In sharp contrast he puts San Tommaso into the category of Churches of the Eagle, which ‘stand high, with their heads to the skies, as if they challenged the world below’. He describes San Tommaso as ‘the thin old church standing above the light, as if perched on the house-roofs. Its thin grey neck was held up stiffly, beyond was a vision of dark foliage and high hillside’. Nowadays finding the church is easy, but the twisting narrow alleyways of the time initially frustrated Lawrence. Eventually though he ‘came out suddenly, as by a miracle, clean on the platform of my San Tommaso, in the tremendous sunshine. It was another world, the world of the eagle, the world of fierce abstraction’.
On the 30th March 1913 Lawrence left Gargnano and moved to San Gaudenzio di Muslone, three miles into the mountains.
All the quotes are from D.H.Lawrence’s ‘Twilight in Italy’.
For the more active
The lake and low mountains offer much to tempt outdoor pursuits enthusiasts. The tourist office can provide information about walking trails, but very few of these are suitable for the day visitor. The ‘Tour of the Shrines’ is an easy walk of about one hour that leads through the old streets of Gargnano. ‘In the Footsteps of D.H.Lawrence’ is another easy walk, though it takes three hours.

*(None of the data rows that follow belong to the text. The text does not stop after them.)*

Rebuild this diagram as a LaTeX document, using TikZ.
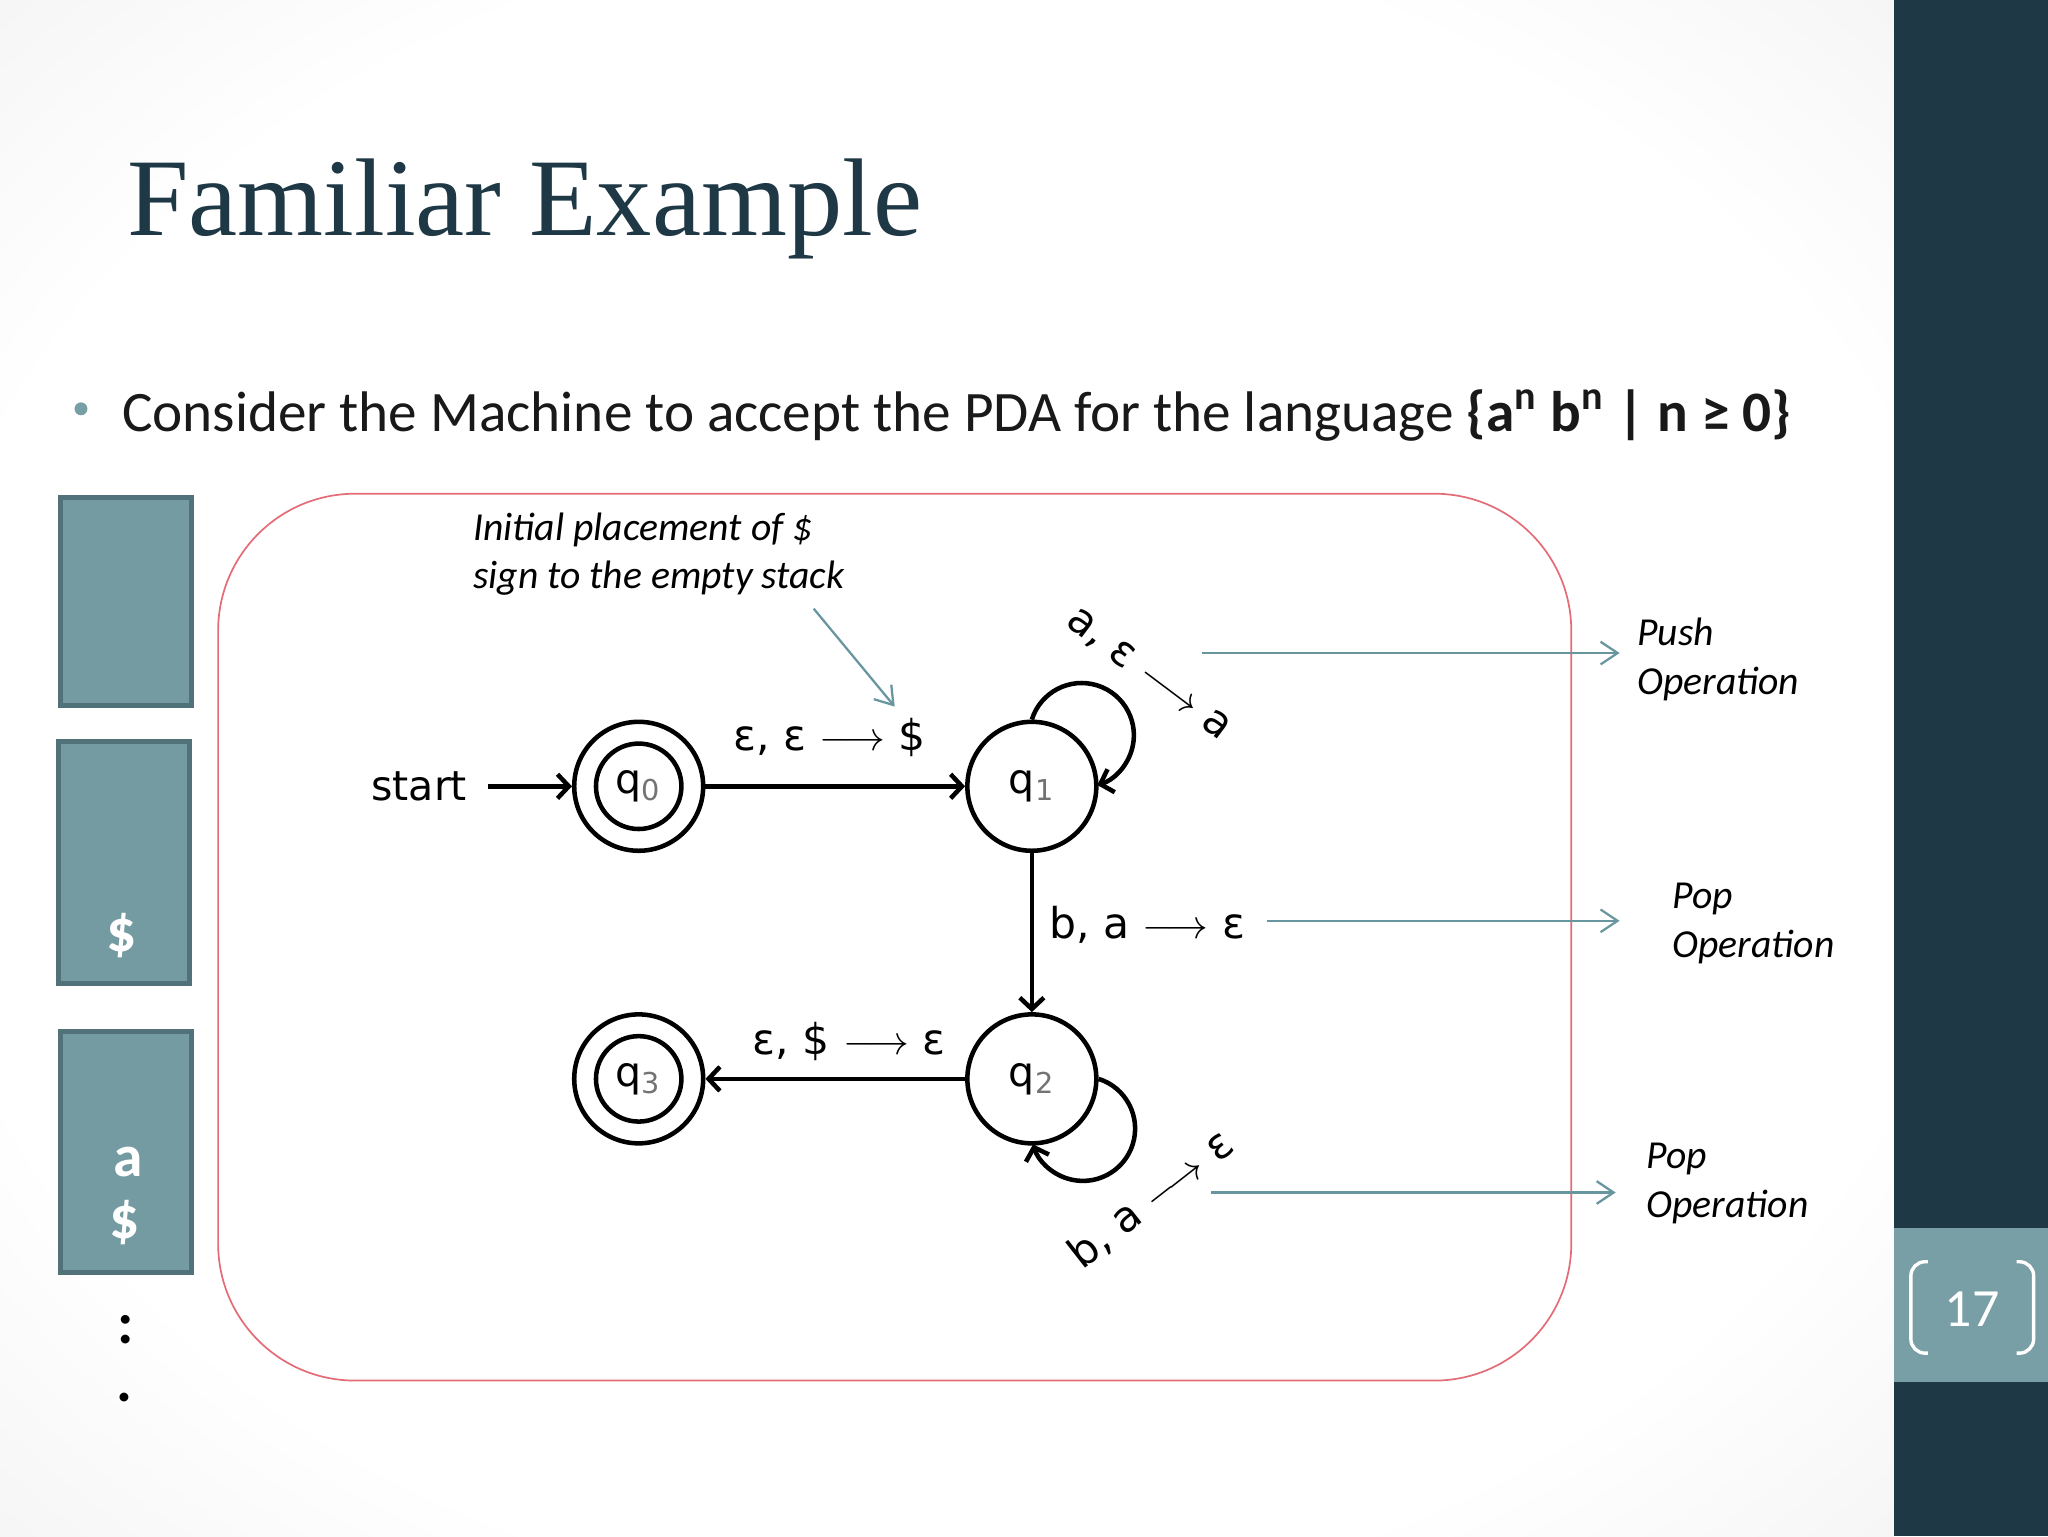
\documentclass[tikz,border=0pt]{standalone}
\usepackage{fontspec}
\usepackage{tikz}
\usetikzlibrary{arrows.meta}

\setmainfont{Carlito}
\newfontfamily\titlefont{Liberation Serif}
\newfontfamily\figfont{DejaVu Sans}

\definecolor{panel}{RGB}{31,56,69}
\definecolor{pagebox}{RGB}{120,158,166}
\definecolor{stackfill}{RGB}{117,155,162}
\definecolor{stackline}{RGB}{82,114,122}
\definecolor{framered}{RGB}{228,108,118}
\definecolor{notecol}{RGB}{104,150,158}

\pgfdeclareradialshading{slidebg}{\pgfpoint{0bp}{0bp}}{color(0bp)=(white); color(27bp)=(white); color(50bp)=(black!10); color(72bp)=(black!16)}

\tikzset{
	state/.style={circle,draw,line width=1.6pt,minimum size=1.6cm,inner sep=0pt,font=\figfont\fontsize{14.5}{16}\selectfont},
	trans/.style={line width=1.6pt,-{Straight Barb[length=4pt,width=8.5pt]}},
	translabel/.style={inner sep=0pt,font=\figfont\fontsize{15}{17}\selectfont},
	notearrow/.style={draw=notecol,line width=0.8pt,-{Straight Barb[length=6pt,width=8pt]}},
	notetext/.style={inner sep=0pt,anchor=north west,align=left,font=\itshape\fontsize{14}{17}\selectfont},
	stackbox/.style={draw=stackline,fill=stackfill,line width=1.8pt,minimum width=1.62cm},
	stacktext/.style={inner sep=0pt,text=white,font=\bfseries\fontsize{21}{24}\selectfont},
}

\begin{document}
\begin{tikzpicture}[x=0.0162cm,y=-0.0162cm]

	\useasboundingbox (0,0) rectangle (1568,1176);
	\shade[shading=slidebg] (0,0) rectangle (1450,1176);
	\fill[panel] (1450,0) rectangle (1568,1176);
	\fill[pagebox] (1450,940) rectangle (1568,1058);
	\draw[white,line width=1.2pt,rounded corners=5pt] (1476,966) -- (1463,966) -- (1463,1036) -- (1476,1036);
	\draw[white,line width=1.2pt,rounded corners=5pt] (1544,966) -- (1557,966) -- (1557,1036) -- (1544,1036);
	\node[text=white,font=\fontsize{19}{22}\selectfont] (page) at (1510,1002) {17};

	\node[anchor=base west,inner sep=0pt,text=panel,font=\titlefont\fontsize{39}{44}\selectfont] (title) at (97,180) {Familiar Example};
	\fill[pagebox] (62,313) circle (0.08cm);
	\node[anchor=base west,inner sep=0pt,text=black!90,font=\fontsize{20.2}{24}\selectfont] (bullet) at (93,330) {Consider the Machine to accept the PDA for the language \textbf{\{a\textsuperscript{n} b\textsuperscript{n} | n ≥ 0\}}};

	\draw[framered,line width=0.6pt,rounded corners=1.7cm] (167,378) rectangle (1203,1057);

	\node[stackbox,minimum height=2.58cm] (s1) at (96.5,460.5) {};
	\node[stackbox,minimum height=3.0cm] (s2) at (95,660.5) {};
	\node[stackbox,minimum height=2.98cm] (s3) at (96.5,882) {};
	\node[stacktext] (s2top) at (93,716) {\$};
	\node[stacktext] (s3top) at (98,890) {a};
	\node[stacktext] (s3bot) at (95,936) {\$};
	\node[stacktext,text=black] (more1) at (96,1018) {:};
	\node[stacktext,text=black] (more2) at (95,1070) {.};

	\node[state] (q0) at (489,602) {q\textsubscript{\color{black!55}0}};\draw[line width=1.6pt] (q0) circle (0.53cm);
	\node[state] (q1) at (790,602) {q\textsubscript{\color{black!55}1}};
	\node[state] (q2) at (790,826) {q\textsubscript{\color{black!55}2}};
	\node[state] (q3) at (489,826) {q\textsubscript{\color{black!55}3}};\draw[line width=1.6pt] (q3) circle (0.53cm);
	\node[translabel,inner xsep=7pt,font=\figfont\fontsize{14.5}{16}\selectfont] (start) at (321,602) {start};

	\draw[trans] (start) -- (q0);
	\draw[trans] (q0) -- (q1);
	\draw[trans] (q1) -- (q2);
	\draw[trans] (q2) -- (q3);
	\draw[trans] (q1.90) arc[start angle=162.5,end angle=-72.5,radius=0.648cm];
	\draw[trans] (q2.0) arc[start angle=72.5,end angle=-162.5,radius=0.648cm];

	\node[translabel] (l01) at (635,565) {ε, ε \(\longrightarrow\) \$};
	\node[translabel,anchor=west] (l12) at (803,708) {b, a \(\longrightarrow\) ε};
	\node[translabel] (l23) at (650,797) {ε, \$ \(\longrightarrow\) ε};
	\node[translabel,rotate=-37] (l11) at (879,517) {a, ε \(\longrightarrow\) a};
	\node[translabel,rotate=38] (l22) at (881,918) {b, a \(\longrightarrow\) ε};

	\node[notetext] (init) at (362,392) {Initial placement of \$\\sign to the empty stack};
	\node[notetext] (push) at (1253,473) {Push\\Operation};
	\node[notetext] (pop1) at (1280,676) {Pop\\Operation};
	\node[notetext] (pop2) at (1260,875) {Pop\\Operation};

	\coordinate (initfrom) at (623,466);
	\coordinate (initto) at (685,541);
	\coordinate (pushfrom) at (920,500);
	\coordinate (pushto) at (1240,500);
	\coordinate (popafrom) at (970,705);
	\coordinate (popato) at (1240,705);
	\coordinate (popbfrom) at (927,913);
	\coordinate (popbto) at (1237,913);

	\draw[notearrow] (initfrom) -- (initto);
	\draw[notearrow] (pushfrom) -- (pushto);
	\draw[notearrow] (popafrom) -- (popato);
	\draw[notearrow] (popbfrom) -- (popbto);

\end{tikzpicture}
\end{document}
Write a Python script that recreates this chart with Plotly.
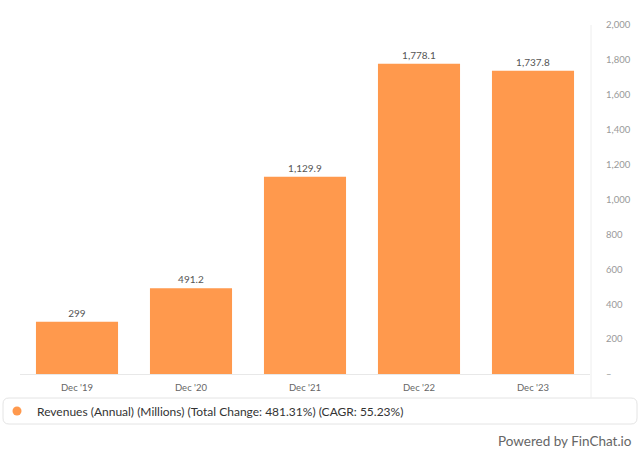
import plotly.graph_objects as go

periods = ["Dec '19", "Dec '20", "Dec '21", "Dec '22", "Dec '23"]
revenues = [299.0, 491.2, 1129.9, 1778.1, 1737.8]
value_labels = ["299", "491.2", "1,129.9", "1,778.1", "1,737.8"]
y_ticks = [0, 200, 400, 600, 800, 1000, 1200, 1400, 1600, 1800, 2000]
y_tick_text = ["–", "200", "400", "600", "800", "1,000", "1,200", "1,400", "1,600", "1,800", "2,000"]
series_name = "Revenues (Annual) (Millions) (Total Change: 481.31%) (CAGR: 55.23%)"

ORANGE = "#ff994d"
FONT = "Lato, Inter, sans-serif"

# plot area in pixels: l=20, r=50, t=25, b=79
L, R, T, B = 20, 50, 25, 79
pw, ph = 640 - L - R, 453 - T - B


def px(x):
    return (x - L) / pw


def py(y):
    return (453 - B - y) / ph


fig = go.Figure()
fig.add_trace(go.Bar(
    x=periods, y=revenues, width=0.72,
    marker=dict(color=ORANGE, line=dict(width=0)),
    text=value_labels, textposition="outside", cliponaxis=False,
    textfont=dict(size=10, color="#555555", family=FONT),
    showlegend=False, hoverinfo="skip",
))
# legend entry with a round marker
fig.add_trace(go.Scatter(
    x=[None], y=[None], mode="markers", name=series_name,
    marker=dict(color=ORANGE, size=9, symbol="circle"),
))

# rounded legend box
x0, x1, y0, y1, r = 3, 637, 398, 424, 6
path = (f"M {px(x0 + r)},{py(y0)} L {px(x1 - r)},{py(y0)} Q {px(x1)},{py(y0)} {px(x1)},{py(y0 + r)} "
        f"L {px(x1)},{py(y1 - r)} Q {px(x1)},{py(y1)} {px(x1 - r)},{py(y1)} L {px(x0 + r)},{py(y1)} "
        f"Q {px(x0)},{py(y1)} {px(x0)},{py(y1 - r)} L {px(x0)},{py(y0 + r)} Q {px(x0)},{py(y0)} {px(x0 + r)},{py(y0)} Z")
fig.add_shape(type="path", xref="paper", yref="paper", path=path,
              line=dict(color="#e4e4e4", width=1), fillcolor="rgba(0,0,0,0)")

# right vertical divider
fig.add_shape(type="line", xref="paper", yref="paper",
              x0=px(591), x1=px(591), y0=py(25), y1=py(398),
              line=dict(color="#eeeeee", width=1))

fig.add_annotation(
    text="Powered by FinChat.io", xref="paper", yref="paper",
    x=px(634), y=py(441), xanchor="right", yanchor="middle", showarrow=False,
    font=dict(size=13.5, color="#666666", family=FONT),
)

fig.update_layout(
    width=640, height=453,
    paper_bgcolor="white", plot_bgcolor="white",
    margin=dict(l=L, r=R, t=T, b=B, autoexpand=False),
    font=dict(family=FONT, color="#555555"),
    legend=dict(
        x=px(-3), y=py(411), xanchor="left", yanchor="middle",
        orientation="h", bgcolor="rgba(0,0,0,0)",
        font=dict(size=12, color="#333333", family=FONT),
    ),
    xaxis=dict(
        range=[-0.5, 4.5], automargin=False,
        showgrid=False, showline=True, linecolor="#e8e8e8", linewidth=1,
        ticks="", tickfont=dict(size=9.5, color="#666666"), ticklabelstandoff=5,
    ),
    yaxis=dict(
        side="right", range=[0, 2000], tickvals=y_ticks, ticktext=y_tick_text,
        automargin=False,
        showgrid=False, zeroline=False, showline=False, ticks="",
        tickfont=dict(size=9.5, color="#999999"), ticklabelstandoff=15,
    ),
)

fig.write_html("out.html", config={"displayModeBar": False},
               post_script="document.body.style.margin='0';")
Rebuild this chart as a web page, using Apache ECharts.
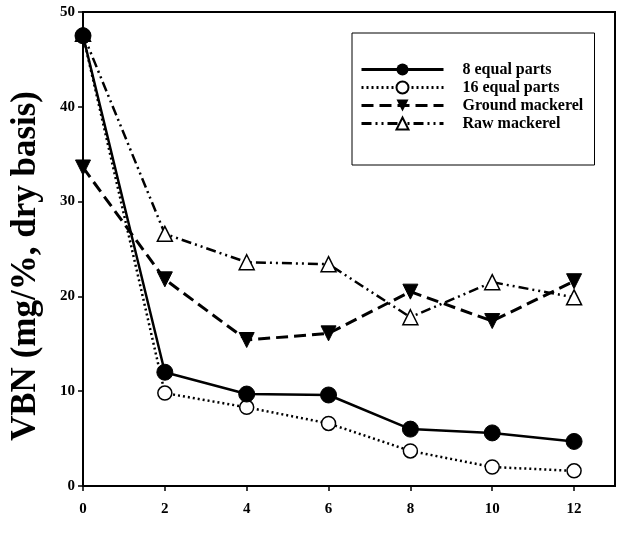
<!DOCTYPE html>
<html><head><meta charset="utf-8">
<script src="https://cdn.jsdelivr.net/npm/echarts@6/dist/echarts.min.js"></script>
<style>html,body{margin:0;padding:0;background:#fff}#c{width:626px;height:533px}</style>
</head><body><div id="c"></div>
<script>
const xValues = [0, 2, 4, 6, 8, 10, 12];
const eightParts = [47.5, 12.0, 9.7, 9.6, 6.0, 5.6, 4.7];
const sixteenParts = [47.5, 9.8, 8.3, 6.6, 3.7, 2.0, 1.6];
const groundMackerel = [33.6, 21.8, 15.4, 16.1, 20.5, 17.4, 21.6];
const rawMackerel = [47.7, 26.6, 23.6, 23.4, 17.8, 21.5, 19.9];
const seriesNames = ['8 equal parts', '16 equal parts', 'Ground mackerel', 'Raw mackerel'];
const yTicks = [0, 10, 20, 30, 40, 50];

const pairs = arr => xValues.map((x, i) => [x, arr[i]]);
const font = 'Liberation Serif';
const chart = echarts.init(document.getElementById('c'), null, {renderer: 'canvas'});
chart.setOption({
  animation: false,
  grid: {left: 83, right: 11, top: 12, bottom: 47, show: true, borderColor: '#000', borderWidth: 2},
  legend: {
    left: 352, top: 33, orient: 'vertical',
    borderColor: '#000', borderWidth: 1, padding: [28, 8, 33, 8],
    itemWidth: 82, itemHeight: 15, itemGap: 1,
    lineStyle: {width: 3},
    textStyle: {fontFamily: font, fontWeight: 'bold', fontSize: 16, lineHeight: 17, color: '#000', padding: [0, 0, 0, 14], width: 124},
    data: seriesNames
  },
  xAxis: {
    type: 'value', min: 0, max: 13, interval: 2,
    axisLine: {lineStyle: {color: '#000', width: 2}},
    axisTick: {show: true, length: 5, lineStyle: {color: '#000', width: 1.5}},
    splitLine: {show: false},
    axisLabel: {fontFamily: font, fontWeight: 'bold', fontSize: 15, color: '#000', margin: 16, showMaxLabel: false}
  },
  yAxis: {
    type: 'value', min: 0, max: 50, interval: 10,
    name: 'VBN (mg/%, dry basis)', nameLocation: 'middle', nameGap: 40,
    nameTextStyle: {fontFamily: font, fontWeight: 'bold', fontSize: 35, color: '#000', padding: [0, 34, 0, 0]},
    axisLine: {lineStyle: {color: '#000', width: 2}},
    axisTick: {show: true, length: 5, lineStyle: {color: '#000', width: 1.5}},
    splitLine: {show: false},
    axisLabel: {fontFamily: font, fontWeight: 'bold', fontSize: 15, color: '#000', margin: 8,
      formatter: v => yTicks.includes(v) ? String(v) : ''}
  },
  series: [
    {name: seriesNames[0], type: 'line', data: pairs(eightParts), symbol: 'circle', symbolSize: 16,
      itemStyle: {color: '#000', borderColor: '#000'}, lineStyle: {color: '#000', width: 2.5, type: 'solid'}, z: 4},
    {name: seriesNames[1], type: 'line', data: pairs(sixteenParts), symbol: 'circle', symbolSize: 14,
      itemStyle: {color: '#fff', borderColor: '#000', borderWidth: 1.5}, lineStyle: {color: '#000', width: 2.5, type: [2, 3]}, z: 3},
    {name: seriesNames[2], type: 'line', data: pairs(groundMackerel), symbol: 'triangle', symbolRotate: 180, symbolSize: 15,
      itemStyle: {color: '#000', borderColor: '#000'}, lineStyle: {color: '#000', width: 3, type: [12, 6]}, z: 2},
    {name: seriesNames[3], type: 'line', data: pairs(rawMackerel), symbol: 'triangle', symbolSize: 15,
      itemStyle: {color: '#fff', borderColor: '#000', borderWidth: 1.5}, lineStyle: {color: '#000', width: 2.5, type: [10, 4, 2, 4, 2, 4]}, z: 1}
  ]
});
</script></body></html>
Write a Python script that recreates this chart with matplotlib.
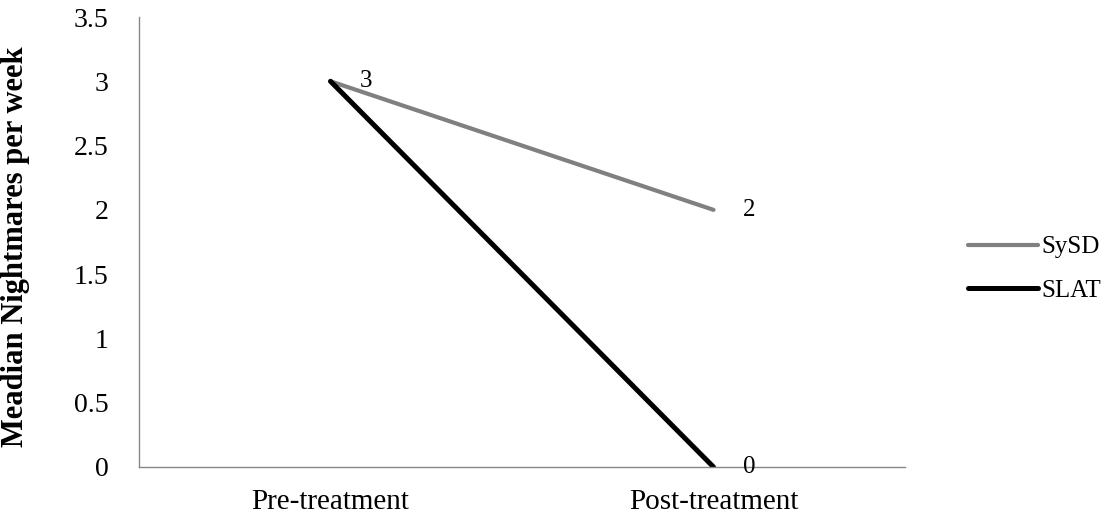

September brings the famous Centomiglia, Italy’s longest running sailing race. It starts in Bogliaco, before heading north to Torbole then south to Desenzano and finally returning to Bogliaco.
During the summer months there are free classical concerts in the Sala Castellani and weekly lakeside jazz concerts.
If you are a day visitor your stay will all too soon be over. But it is likely that you will have been captivated by Gargnano’s tranquil charm, and you may well leave with a promise to return.